Bolivia’s president Evo Morales has been forced out by a coup. It was orchestrated by the army and police—and backed by Donald Trump and the US.

His demise after nearly 14 years as president means the removal of the last of the reformist “pink tide” governments in Latin America.

“There has been a coup,” Morales said as he announced his resignation. “My sin is to be ­indigenous, a trade unionist and a coca grower.”

Last month Morales claimed to have won a slim ­majority in presidential elections. But the Organisation of American States called the result ­“statistically improbable” and demanded another election.

Morales offered another vote but the right rejected this and the police and army told him to go.

Bolivia’s army chief ­general Williams Kaliman Romero demanded Morales step down to “restore peace”.

Earlier some police officers abandoned their posts, including those guarding the ­presidential palace.


Elected in 2006 as Bolivia’s first indigenous president, Morales won three presidential victories.

Under the rule of his Movement for Socialism party, poverty rates have almost halved while Bolivia’s gross domestic product has quadrupled off the back of gas and mineral exports.

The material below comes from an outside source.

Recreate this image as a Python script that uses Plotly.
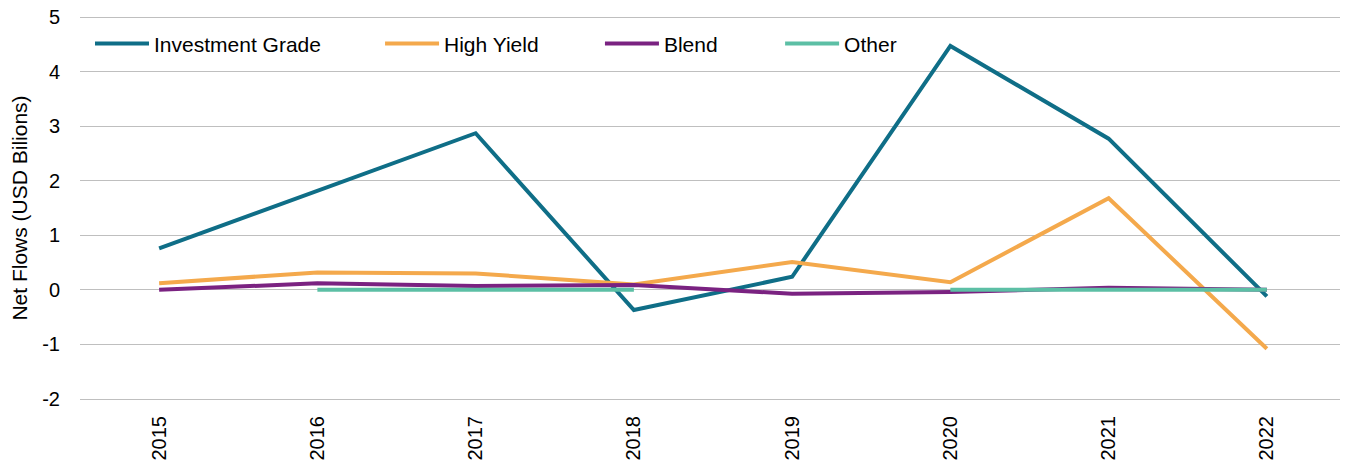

However, there is still ­widespread poverty with a fifth of the ­population malnourished.

Morales was part of a movement for indigenous rights and against the neoliberalism that swept Latin America in the early 2000s.

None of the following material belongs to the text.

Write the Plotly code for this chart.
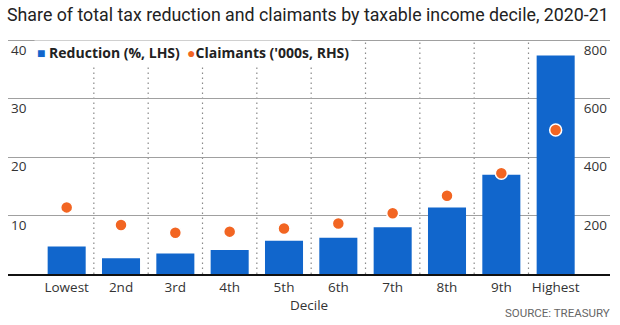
import plotly.graph_objects as go

categories = ["Lowest", "2nd", "3rd", "4th", "5th", "6th", "7th", "8th", "9th", "Highest"]
reduction_pct = [4.7, 2.7, 3.5, 4.1, 5.7, 6.2, 8.0, 11.4, 17.0, 37.4]
claimants_k = [228, 168, 141, 145, 156, 173, 208, 268, 345, 493]
left_ticks = [10, 20, 30, 40]
right_ticks = [200, 400, 600, 800]

BLUE = "#1166cc"
ORANGE = "#f26522"
FONT = "Open Sans"
TFONT = "Roboto"

fig = go.Figure()
fig.add_trace(go.Bar(
    x=categories, y=reduction_pct, name="Reduction (%, LHS)",
    marker=dict(color=BLUE, line=dict(width=0)), showlegend=False, yaxis="y",
))
fig.add_trace(go.Scatter(
    x=categories, y=claimants_k, name="Claimants ('000s, RHS)", mode="markers",
    marker=dict(color=ORANGE, size=12, line=dict(color="white", width=1.5)),
    showlegend=False, yaxis="y2",
))

shapes = []
for i in range(len(categories) - 1):
    shapes.append(dict(type="line", xref="x", yref="y", x0=i + 0.5, x1=i + 0.5,
                       y0=0, y1=40, line=dict(color="#8a8a8a", width=1.2, dash="1.5px,3.5px"),
                       layer="below"))

fig.update_layout(
    width=620, height=325,
    margin=dict(l=8, r=10, t=37.7, b=51),
    paper_bgcolor="white", plot_bgcolor="white",
    font=dict(family=FONT, color="#333333", size=13),
    bargap=0.3,
    shapes=shapes,
    xaxis=dict(
        type="category", range=[-1.08, 10.0], showgrid=False,
        showline=True, linecolor="#111111", linewidth=1.5,
        ticks="", tickfont=dict(size=13.5, color="#333333"),
        title=dict(text="Decile", font=dict(size=13.5, color="#333333"), standoff=0),
    ),
    yaxis=dict(
        range=[0, 40.4], tickvals=left_ticks, showgrid=True, gridcolor="#a0a0a0",
        gridwidth=1, zeroline=False, showline=False, ticks="",
        ticklabelposition="inside bottom", tickfont=dict(size=13.5, color="#333333"),
    ),
    yaxis2=dict(
        range=[0, 808], tickvals=right_ticks, overlaying="y", side="right",
        showgrid=False, zeroline=False, showline=False, ticks="",
        ticklabelposition="inside bottom", tickfont=dict(size=13.5, color="#333333"),
    ),
    annotations=[
        dict(text="Share of total tax reduction and claimants by taxable income decile, 2020-21",
             xref="paper", yref="paper", x=-0.005, y=1.0, yshift=24, xanchor="left", yanchor="middle",
             showarrow=False, font=dict(size=17.8, color="#222222", family=TFONT)),
        dict(text=f"<span style='color:{BLUE}'>■</span> <b>Reduction (%, LHS)</b>  "
                  f"<span style='color:{ORANGE}'>●</span><b>Claimants ('000s, RHS)</b>",
             xref="x", yref="y", x=-0.6, y=40, xanchor="left", yanchor="top",
             showarrow=False, bgcolor="white", borderpad=2,
             font=dict(size=14, color="#222222", family=FONT)),
        dict(text="SOURCE: TREASURY", xref="paper", yref="paper", x=1.003, y=0, yshift=-39,
             xanchor="right", yanchor="middle", showarrow=False,
             font=dict(size=11.5, color="#666666", family=TFONT)),
    ],
)

fig.write_html("out.html")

He promised to “nationalise everything” but left much of private industry untouched.

His government intensified the extraction of Bolivia’s own natural resources.

Some social movements previously allied to Morales ­abandoned him as he grew closer to agribusiness interests and energy multinationals.

The last year has seen ­long-­running strikes by doctors and miners. And he ignored defeat in a 2016 referendum on whether he should be allowed to seek a fourth term. This explains why initially there was little popular resistance as he was forced out.

However, on Monday the Federation of Neighbourhood Boards (Fejuve) of El Alto called for resistance. This powerful social organisation was prominent in social struggles that preceded the arrival of Morales as president.

Fejuve-El Alto’s leaders called on people to “form self-defence committees, blockades, permanent and forceful mobilisation”.

People gathered chanting, “Now it’s time for civil war”. Several police buildings were occupied and then burned in El Alto.

Resistance from below can beat the coup.